Exceptions exist for loans in bankruptcy, foreclosure, or reverse mortgages, where the lender gets additional time. But for a standard residential loan nearing payoff, seven business days is the hard deadline. If your lender doesn’t comply, you can file a complaint with the CFPB.

Partial Reconveyance

A partial reconveyance releases the lender’s lien from some, but not all, of the property pledged as collateral. This comes up when a single loan is secured by multiple parcels, which is common with developers, investors, and rural landowners. As the borrower pays down a negotiated portion of the debt, the lender agrees to release one or more parcels while keeping its lien on the rest.

A partial reconveyance does not discharge the underlying loan. The promissory note and the remaining lien stay in place. The released parcels get a clean title, but the borrower still owes the remaining balance secured by the other parcels. If you’re negotiating a partial release, get the terms in writing before making any payment, including the exact amount that triggers the release and a commitment from the lender on timing.

Credit Reporting After Payoff

Recording the reconveyance clears your property title, but your credit report is a separate system. After your mortgage is paid off, the lender reports the account as closed and paid in full to the credit bureaus. The closed account stays on your credit report as positive history for up to 10 years.
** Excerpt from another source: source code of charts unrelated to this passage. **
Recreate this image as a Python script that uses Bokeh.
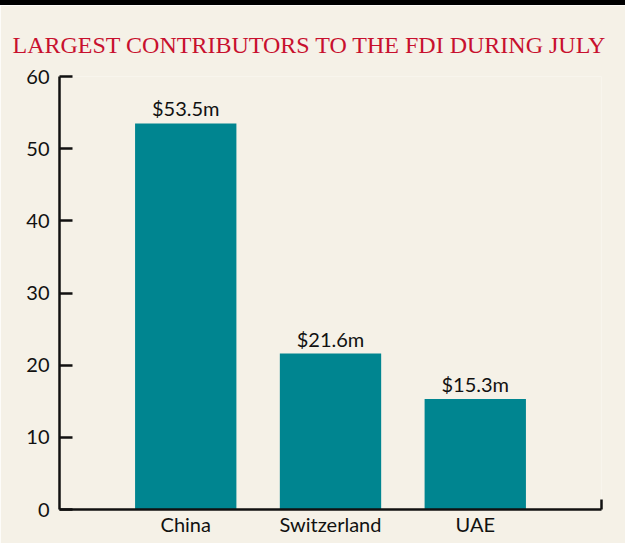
from bokeh.plotting import figure
from bokeh.models import (FactorRange, Range1d, LinearAxis, ColumnDataSource, FixedTicker, Title)
from bokeh.embed import file_html
from bokeh.resources import INLINE

countries = ["China", "Switzerland", "UAE"]
fdi_musd = [53.5, 21.6, 15.3]
bar_labels = ["$53.5m", "$21.6m", "$15.3m"]
y_ticks = [0, 10, 20, 30, 40, 50, 60]
title_text = "LARGEST CONTRIBUTORS TO THE FDI DURING JULY"

BG = "#f5f1e7"
TEAL = "#008590"
RED = "#c8102e"
INK = "#111111"
FONT = "Lato"

src = ColumnDataSource(dict(x=countries, top=fdi_musd, label=bar_labels))

p = figure(
    width=625, height=543,
    x_range=FactorRange(*countries, range_padding=0.372, range_padding_units="absolute"),
    y_range=Range1d(0, 60),
    output_backend="svg", toolbar_location=None,
    background_fill_color=BG, border_fill_color=BG,
    min_border_left=59, min_border_right=24, min_border_top=71, min_border_bottom=39,
    outline_line_color=None,
    styles={"border-top": "5px solid #000000"},
)

p.vbar(x="x", top="top", width=0.70, source=src, fill_color=TEAL, line_color=None)
p.text(x="x", y="top", text="label", source=src, text_align="center",
       text_baseline="bottom", y_offset=-3, text_font_size="20px",
       text_color=INK, text_font={"value": FONT})

p.grid.visible = False

# y axis
ya = p.yaxis[0]
ya.ticker = FixedTicker(ticks=y_ticks)
ya.major_tick_in = 13
ya.major_tick_out = 0
ya.minor_tick_line_color = None
ya.axis_line_width = 2.5
ya.major_tick_line_width = 2.5
ya.axis_line_color = INK
ya.major_tick_line_color = INK
ya.major_label_text_font = FONT
ya.major_label_text_font_size = "20px"
ya.major_label_text_color = INK
ya.major_label_standoff = 10

# x axis
xa = p.xaxis[0]
xa.major_tick_line_color = None
xa.minor_tick_line_color = None
xa.major_tick_in = 0
xa.major_tick_out = 0
xa.axis_line_width = 2.5
xa.axis_line_color = INK
xa.major_label_text_font = FONT
xa.major_label_text_font_size = "20px"
xa.major_label_text_color = INK
xa.major_label_standoff = 2

# small end tick at right of x axis
ra = LinearAxis(bounds=(0, 1.4), ticker=FixedTicker(ticks=[]),
                major_tick_line_color=None, minor_tick_line_color=None,
                major_tick_in=0, major_tick_out=0,
                axis_line_width=2.5, axis_line_color=INK)
p.add_layout(ra, "right")

# title
t = Title(text=title_text, text_font="Liberation Serif", text_font_size="24px",
          text_color=RED, text_font_style="normal", align="left", offset=-47,
          standoff=34, vertical_align="top")
p.add_layout(t, "above")
p.title.visible = False

open("out.html", "w").write(file_html(p, INLINE))
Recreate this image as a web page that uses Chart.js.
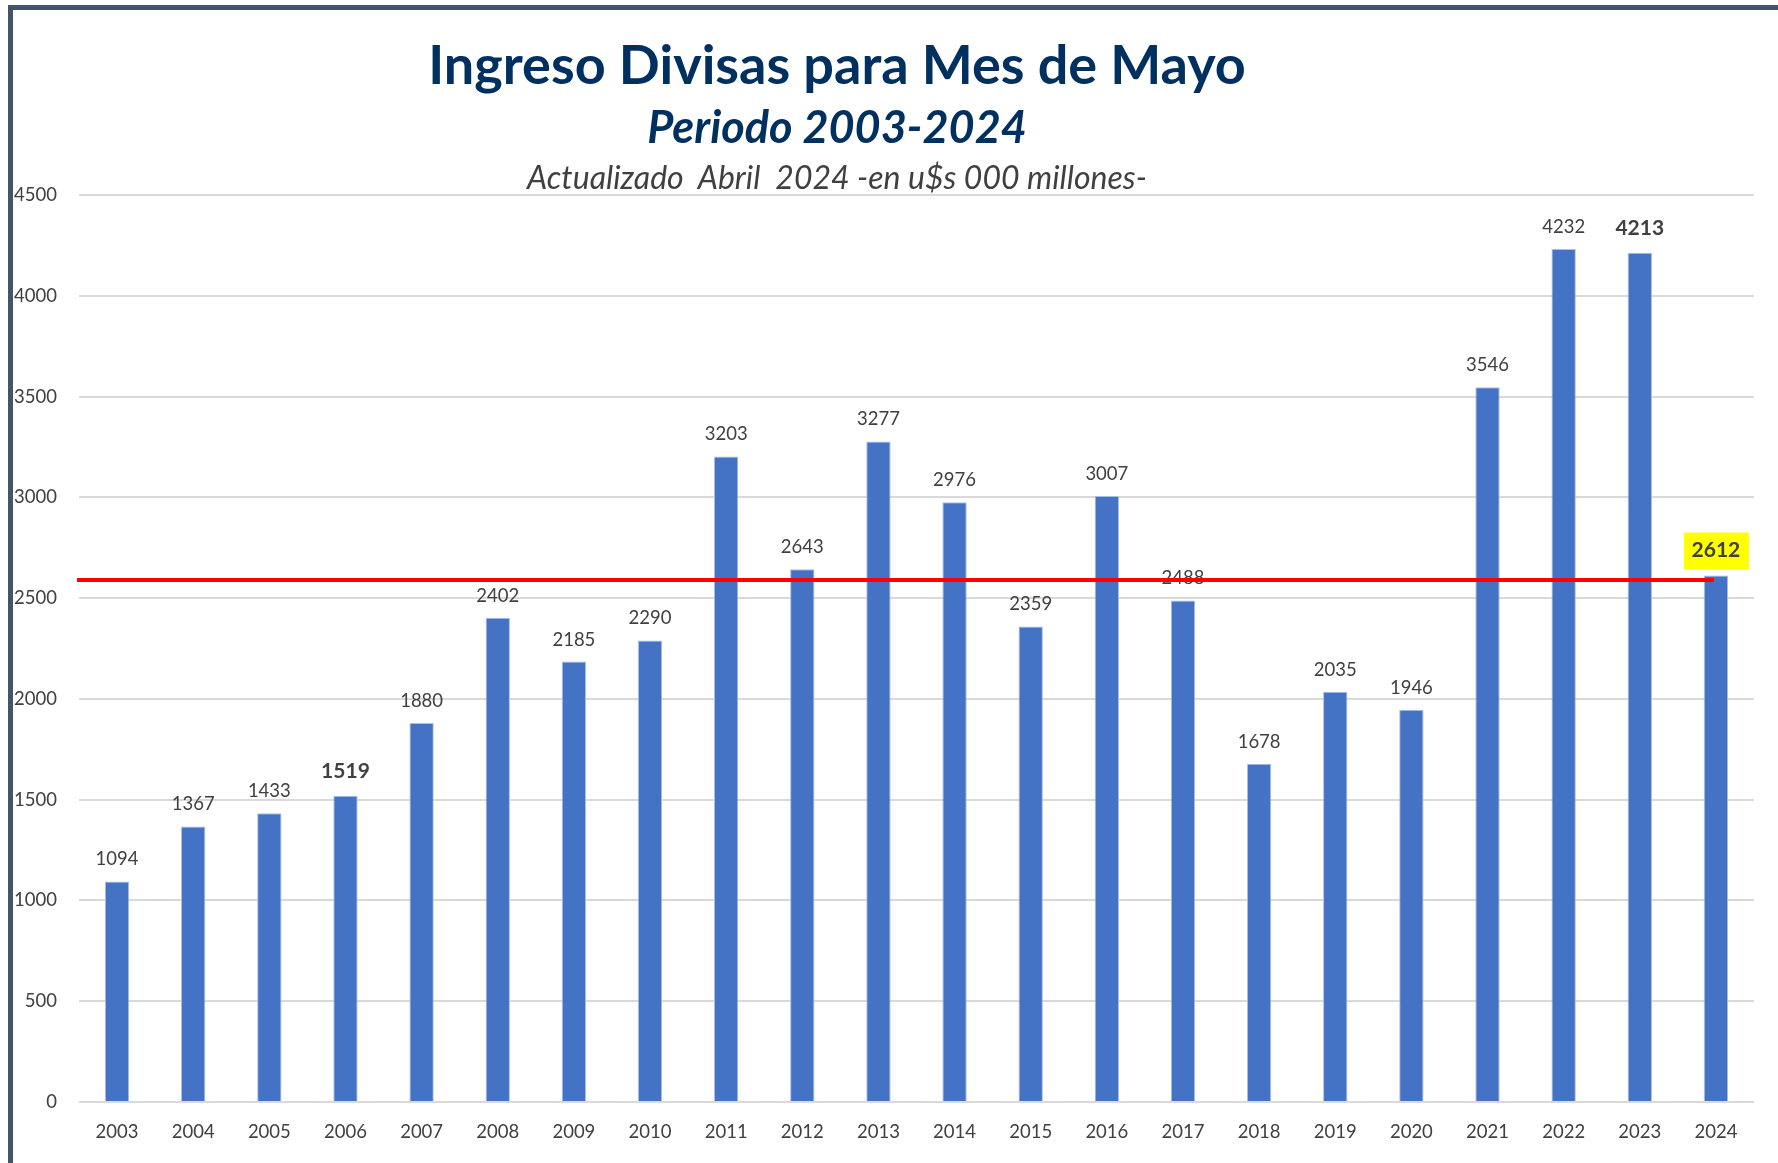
<!DOCTYPE html>
<html lang="es">
<head>
  <meta charset="UTF-8">
  <title>Ingreso Divisas para Mes de Mayo</title>
  <script src="https://cdn.jsdelivr.net/npm/chart.js"></script>
  <style>
    body {
      margin: 0;
      padding: 0;
      background: #ffffff;
      font-family: Lato, sans-serif;
    }
    .wrap {
      position: relative;
      width: 1778px;
      height: 1163px;
      overflow: hidden;
    }
    #chart {
      position: absolute;
      left: 0;
      top: 0;
    }
    .frame {
      position: absolute;
      left: 8px;
      top: 5px;
      right: 0;
      bottom: 0;
      border-top: 5px solid #44546A;
      border-left: 5px solid #44546A;
      pointer-events: none;
    }
    .t {
      position: absolute;
      left: 0;
      width: 1674px;
      text-align: center;
      line-height: 1;
      white-space: pre;
    }
    #titulo { top: 37px; font-size: 54px; font-weight: bold; color: #00305F; }
    #periodo { top: 104px; font-size: 45px; font-weight: bold; font-style: italic; color: #00305F; }
    #nota { top: 161px; font-size: 32px; font-style: italic; color: #404040; }
  </style>
</head>
<body>
  <div class="wrap">
    <canvas id="chart" width="1778" height="1163"></canvas>
    <div class="frame"></div>
    <div class="t" id="titulo">Ingreso Divisas para Mes de Mayo</div>
    <div class="t" id="periodo">Periodo 2003-2024</div>
    <div class="t" id="nota">Actualizado  Abril  2024 -en u$s 000 millones-</div>
  </div>

  <script>
    // datos
    const years = ['2003', '2004', '2005', '2006', '2007', '2008', '2009', '2010', '2011', '2012', '2013',
                   '2014', '2015', '2016', '2017', '2018', '2019', '2020', '2021', '2022', '2023', '2024'];
    const ingresos = [1094, 1367, 1433, 1519, 1880, 2402, 2185, 2290, 3203, 2643, 3277,
                      2976, 2359, 3007, 2488, 1678, 2035, 1946, 3546, 4232, 4213, 2612];
    const yMin = 0;
    const yMax = 4500;
    const yStep = 500;
    const lineaReferencia = 2590; // linea roja
    const etiquetasNegrita = ['2006', '2023', '2024'];
    const etiquetasResaltadas = ['2024'];

    const textColor = '#404040';

    // etiquetas de valor sobre cada barra
    const valueLabels = {
      id: 'valueLabels',
      afterDatasetsDraw(chart) {
        const ctx = chart.ctx;
        const meta = chart.getDatasetMeta(0);
        ctx.save();
        ctx.textAlign = 'center';
        ctx.textBaseline = 'middle';
        meta.data.forEach((bar, i) => {
          const year = years[i];
          const bold = etiquetasNegrita.includes(year);
          const text = String(ingresos[i]);
          const y = bar.y - (bold ? 25 : 22);
          ctx.font = bold ? 'bold 21px Lato' : '18.5px Lato';
          if (etiquetasResaltadas.includes(year)) {
            ctx.fillStyle = '#FFFF00';
            ctx.fillRect(bar.x - 32, y - 18, 65, 37);
          }
          ctx.fillStyle = textColor;
          ctx.fillText(text, bar.x, y);
        });
        ctx.restore();
      }
    };

    // linea roja horizontal de referencia
    const refLine = {
      id: 'refLine',
      afterDatasetsDraw(chart) {
        const { ctx, chartArea, scales } = chart;
        const y = scales.y.getPixelForValue(lineaReferencia);
        const xEnd = scales.x.getPixelForValue(years.length - 1);
        ctx.save();
        ctx.strokeStyle = '#FF0000';
        ctx.lineWidth = 4;
        ctx.beginPath();
        ctx.moveTo(chartArea.left - 2, y);
        ctx.lineTo(xEnd - 2, y);
        ctx.stroke();
        ctx.restore();
      }
    };

    const ctx = document.getElementById('chart').getContext('2d');
    new Chart(ctx, {
      type: 'bar',
      data: {
        labels: years,
        datasets: [{
          data: ingresos,
          backgroundColor: '#4472C4',
          borderColor: '#A9BFE6',
          borderWidth: 1,
          categoryPercentage: 1,
          barPercentage: 0.32
        }]
      },
      options: {
        responsive: false,
        animation: false,
        devicePixelRatio: 1,
        layout: {
          padding: { top: 195, right: 24, bottom: 0, left: 0 }
        },
        plugins: {
          legend: { display: false },
          title: { display: false },
          tooltip: { enabled: false }
        },
        scales: {
          x: {
            grid: { display: false },
            border: { display: false },
            ticks: {
              color: textColor,
              font: { family: 'Lato', size: 18.5 },
              padding: 11,
              maxRotation: 0
            },
            afterFit(scale) { scale.height = 61; }
          },
          y: {
            min: yMin,
            max: yMax,
            grid: {
              color: '#D9D9D9',
              lineWidth: 2,
              drawTicks: false
            },
            border: { display: false },
            ticks: {
              stepSize: yStep,
              color: textColor,
              font: { family: 'Lato', size: 18.5 },
              padding: 22,
              callback: (value) => String(value)
            },
            afterFit(scale) { scale.width = 79; }
          }
        }
      },
      plugins: [valueLabels, refLine]
    });
  </script>
</body>
</html>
Monitor your credit report after payoff to confirm the account shows as closed with a zero balance. If it still shows an outstanding balance or active status after a couple of months, dispute the error directly with the credit bureau and contact your former lender’s customer service department. Errors in mortgage payoff reporting are not especially common, but when they happen, they can drag down your credit score until corrected.